Vicarious Liability and Foreclosure Complaint
The court addressed the issue of whether Carrington Mortgage could be held liable for the amended foreclosure complaint filed by Wilmington Savings Fund Society. Carrington Mortgage contended that it could not be held liable under the FDCPA for merely facilitating the foreclosure action taken by a creditor. The court agreed that the complaint did not sufficiently allege that Wilmington Savings acted as Carrington Mortgage's agent when filing the foreclosure complaint, thus making it implausible to impose vicarious liability on Carrington Mortgage. The court clarified that the FDCPA regulates only those entities defined as "debt collectors," and since Wilmington Savings was the creditor and not a debt collector in this context, Carrington Mortgage could not be held liable for its actions.

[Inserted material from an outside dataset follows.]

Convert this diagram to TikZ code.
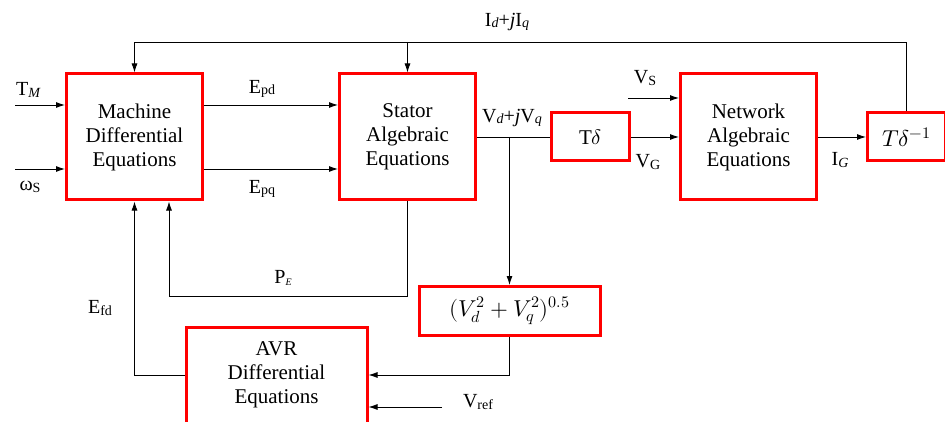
\documentclass[tikz,border=0pt]{standalone}
\usepackage{fontspec}
\usepackage{unicode-math}
\setmainfont{Liberation Serif}
\usetikzlibrary{arrows.meta,positioning}

\newcommand{\lo}[1]{\raisebox{-1.5pt}{\fontsize{14}{14}\selectfont #1}}

\begin{document}
\begin{tikzpicture}[x=1pt,y=1pt,>={Latex[length=9pt,width=6pt]},
font=\fontsize{20}{24}\selectfont,
blk/.style={draw=red,line width=3pt,fill=white,align=center,inner sep=0pt,font=\fontsize{21}{24}\selectfont},
mainbox/.style={blk,minimum width=136pt,minimum height=126pt},
tbox/.style={blk,minimum width=78pt,minimum height=48pt},
arr/.style={->,line width=0.9pt},
wire/.style={line width=0.9pt},
lbl/.style={inner sep=0pt}]
\useasboundingbox (0,0) rectangle (945,421);
% blocks
\node[mainbox] (mde) at (134.5,284) {Machine\\Differential\\Equations};
\node[mainbox,right=134pt of mde] (sae) {Stator\\Algebraic\\Equations};
\node[tbox,right=73pt of sae] (trot) {T$\delta$};
\node[mainbox,right=48pt of trot] (nae) {Network\\Algebraic\\Equations};
\node[tbox,right=48pt of nae,font=\fontsize{23}{24}\selectfont] (tinv) {$T\delta^{-1}$};
\node[blk,minimum width=181pt,minimum height=49pt,font=\fontsize{23}{24}\selectfont] (mag) at (509.5,110) {$(V_d^2+V_q^2)^{0.5}$};
\node[blk,minimum width=181pt,minimum height=96pt] (avr) at (276.5,46) {AVR\\Differential\\Equations};
% helper points
\coordinate (vj) at (mag.north |- sae.east);
\coordinate (tl) at (mde.north |- 0,379);
\coordinate (tr) at (tinv.north |- 0,379);
\coordinate (tm) at (15,316);
\coordinate (ws) at (15,252);
\coordinate (vs) at (628,323);
\coordinate (vref) at (442,14);
\coordinate (pe) at (169,125);
% connectors
\draw[arr] (tinv.north) -- (tr) -- (tl) -- (mde.north);
\draw[arr] (sae.north |- tl) -- (sae.north);
\draw[arr] (tm) -- (tm -| mde.west);
\draw[arr] (ws) -- (ws -| mde.west);
\draw[arr] ([yshift=32pt]mde.east) -- ([yshift=32pt]sae.west);
\draw[arr] ([yshift=-32pt]mde.east) -- ([yshift=-32pt]sae.west);
\draw[wire] (sae.east) -- (trot.west);
\draw[arr] (vj) -- (mag.north);
\draw[arr] (trot.east) -- (nae.west);
\draw[arr] (vs) -- (vs -| nae.west);
\draw[arr] (nae.east) -- (tinv.west);
\draw[arr] (mag.south) |- (avr.east);
\draw[arr] (vref) -- (vref -| avr.east);
\draw[arr] (avr.west) -| (mde.south);
\draw[arr] (sae.south) |- (pe) -- (pe |- mde.south);
% labels
\node[lbl] (lidq) at (507,399) {I\lo{\itshape d}+\textit{j}I\lo{\itshape q}};
\node[lbl] (ltm) at (28,331) {T\lo{\itshape M}};
\node[lbl] (lws) at (30,234) {ω\lo{S}};
\node[lbl] (lepd) at (262,332) {E\lo{pd}};
\node[lbl] (lepq) at (262,232) {E\lo{pq}};
\node[lbl] (lvdq) at (512,303) {V\lo{\itshape d}+\textit{j}V\lo{\itshape q}};
\node[lbl] (lvs) at (645,343) {V\lo{S}};
\node[lbl] (lvg) at (648,259) {V\lo{G}};
\node[lbl] (lig) at (840,261) {I\lo{\itshape G}};
\node[lbl] (lpe) at (283,143) {P\lo{\itshape\fontsize{10}{10}\selectfont E}};
\node[lbl] (lefd) at (100,113) {E\lo{fd}};
\node[lbl] (lvref) at (478,19) {V\lo{ref}};
\end{tikzpicture}
\end{document}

Therefore, the court dismissed the claims related to the foreclosure complaint, emphasizing the need for a direct connection between the alleged actions of a debt collector and the claims made under the FDCPA.
Preemption of the MFDCPA
The court considered Carrington Mortgage's argument that the Maine Fair Debt Collection Practices Act (MFDCPA) claims were preempted by the Bankruptcy Code. The court analyzed whether the MFDCPA claims were targeting violations of the Bankruptcy Code's discharge injunction, concluding that they did. It noted that the MFDCPA and Bankruptcy Code remedies overlapped significantly, as both provided for damages related to violations of the discharge injunction. However, the court acknowledged that the MFDCPA included a specific provision for statutory damages of $1,000, which did not have a direct counterpart in the Bankruptcy Code. Despite this, the court determined that the overarching remedies provided by the Bankruptcy Code were sufficient to preempt the MFDCPA, as the Bankruptcy Code was intended to provide a uniform approach to debt collection post-discharge. Consequently, the court ruled that the MFDCPA claims were preempted by the Bankruptcy Code and dismissed those claims accordingly.